Portrait d’une athlète dont le courage s’exprime au-delà de la performance sportive. La Franco-tchadienne Bibiro Ali Taher vise une participation au Marathon des JO de Paris mais elle mène en parallèle un combat contre le Comité Olympique Tchadien. Ce dernier ne lui aurait pas versé plusieurs dizaines milliers d’euros de primes et de défraiements. Un conflit moralement éprouvant et qui la pénalise dans une année sportive décisive.
Dans les forêts normandes ou sur les hauts plateaux du Kenya, elle fait défiler les paysages pour éprouver les limites de son corps. À 36 ans, Bibiro Ali Taher enchaîne les entraînements et cumule 180 kilomètres par semaine à haute intensité. Tel est le prix à payer pour espérer tenir la cadence des meilleures marathoniennes de monde.
Le marathon, sa distance de cœur
Arrivée en France à l’âge de 8 ans, Bibiro Ali Taher se spécialise d’abord dans les courses de demi-fond. Avec le Stade sottevillais 76, elle atteint le haut niveau en 5000 mètres et aura l’honneur d’être porte-drapeau de la délégation tchadienne en 2016 pour les JO de Rio. Aujourd'hui, c’est désormais sur la plus longue des distances olympiques qu’elle estime avoir la maturité pour briller.

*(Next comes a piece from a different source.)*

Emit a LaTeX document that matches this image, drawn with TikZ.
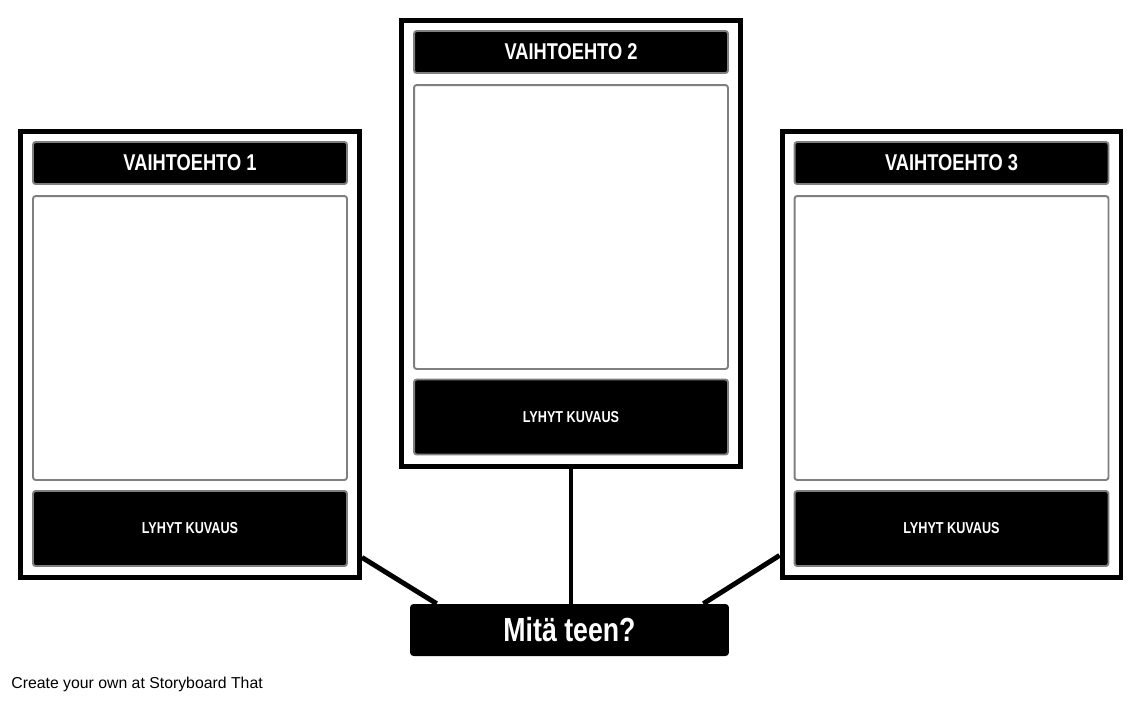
\documentclass[tikz,border=0pt]{standalone}
\usepackage{fontspec}
\setmainfont{Liberation Sans}
\newfontfamily\boardfont{Liberation Sans}[FakeStretch=0.8]
\definecolor{edgegray}{HTML}{7F7F7F}

\begin{document}
\begin{tikzpicture}[x=0.02cm,y=-0.02cm,
  frame/.style={draw,line width=2.8pt,minimum width=6.78cm,minimum height=8.92cm,inner sep=0pt},
  titlebar/.style={draw=edgegray,fill=black,line width=1.1pt,rounded corners=1.5pt,minimum width=6.28cm,minimum height=0.84cm,inner sep=0pt,text=white,font=\boardfont\bfseries\fontsize{13}{13}\selectfont},
  picbox/.style={draw=edgegray,fill=white,line width=1.1pt,rounded corners=1.5pt,minimum width=6.28cm,minimum height=5.68cm,inner sep=0pt},
  descbox/.style={draw=edgegray,fill=black,line width=1.1pt,rounded corners=1.5pt,minimum width=6.28cm,minimum height=1.5cm,inner sep=0pt,text=white,font=\boardfont\bfseries\fontsize{9}{9}\selectfont},
  link/.style={line width=2.8pt}]
\useasboundingbox (0,0) rectangle (1143,701);

% option 1
\node [frame] (opt1) at (190,354.5) {};
\node [titlebar] (title1) at (190,163) {VAIHTOEHTO 1};
\node [picbox] (pic1) at (190,338) {};
\node [descbox] (desc1) at (190,528.5) {LYHYT KUVAUS};

% option 2
\node [frame] (opt2) at (571,243.5) {};
\node [titlebar] (title2) at (571,52) {VAIHTOEHTO 2};
\node [picbox] (pic2) at (571,227) {};
\node [descbox] (desc2) at (571,417) {LYHYT KUVAUS};

% option 3
\node [frame] (opt3) at (951.5,354.5) {};
\node [titlebar] (title3) at (951.5,163) {VAIHTOEHTO 3};
\node [picbox] (pic3) at (951.5,338) {};
\node [descbox] (desc3) at (951.5,528.5) {LYHYT KUVAUS};

% the question
\node [fill=black,rounded corners=2pt,minimum width=6.38cm,minimum height=1.04cm,inner sep=0pt,text=white,font=\boardfont\bfseries\fontsize{19}{19}\selectfont] (ask) at (569.5,630) {Mitä teen?};

\draw [link] ([yshift=0.45cm]opt1.south east) -- ([xshift=0.54cm]ask.north west);
\draw [link] (opt2.south) -- (opt2.south |- ask.north);
\draw [link] ([yshift=0.49cm]opt3.south west) -- ([xshift=-0.52cm]ask.north east);

\node [anchor=base west,inner sep=0pt,font=\fontsize{9}{9}\selectfont] (credit) at (11,688) {Create your own at Storyboard That};
\end{tikzpicture}
\end{document}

"La meilleure marathonienne chez les femmes Edna Kiplagat a gagné le marathon de Boston à 42 ans (en 2021). Nous, les demi-fondeuses l’âge ça ne nous freine pas ! Ce qui compte c’est le travail, la patience et le mental. S’il y a tout ça la performance suivra, il faut se fixer des objectifs et travailler dur, ce n’est pas en dormant qu’on a des résultats !" affirme déterminée et souriante l’ancienne licenciée du Stade Sottevillais 76. Là-bas son ami Vincent Turin ne tarit pas d’éloges à son sujet.
"C’est ce qui la caractérise au plus profond d’elle-même, elle est déterminée ! Quoi qu’il arrive, elle ne lâche rien, elle a un courage extraordinaire. Je crois qu’elle n’a pas encore atteint son meilleur potentiel au marathon. Elle s’entraîne bien en ce moment, je lui souhaite de battre son record et de continuer son rêve olympique".
Fondeuse et frondeuse
En mai dernier au Marathon de Prague, elle bat son record et celui du Tchad avec un temps de 2 heures 50 minutes et 59 secondes. Sans atteindre les minima olympiques fixés à 2 heures 45 minutes, elle peut tout de même prétendre à une invitation de son pays pour les jeux de Paris mais depuis peu l’athlète est entrée publiquement en conflit avec le Comité Olympique du Tchad.
"J’ai toujours payé de ma poche mes déplacements pour les compétitions. Je n’ai jamais perçu mes primes notamment pour ma participation aux JO de Rio. Au Tchad ils pensent peut-être que je suis riche parce que je vis en France mais je dois travailler à côté du sport pour pouvoir financer ma carrière d’athlète."
En 10 ans de haut niveau, elle assure ne jamais avoir perçu ses primes sportives ni le remboursement de ses frais, soit un total qu'elle estime à 70 000 euros. Au-delà des enjeux financiers, elle affirme mener ce combat pour la reconnaissance du droit des femmes dans son pays.
Je veux que les sportives tchadiennes soient respectées dans leurs droits et qu’elles soient traitées comme tous les athlètes internationaux. Nous sommes humains avant tout et le sport c’est mental, si la tête va mal il n’y a pas de performance
Bibiro Ali Taher, marathonienne tchadienne
Elle espère obtenir justice pour retrouver de la sérénité. Début juillet l’athlète saura si le Tchad la convie pour Paris. En attendant, elle poursuit son chemin avec l’objectif de passer sous la barre de 2 heures 40 minutes et de participer d’ici 2 ans aux 5 plus grands marathons du monde.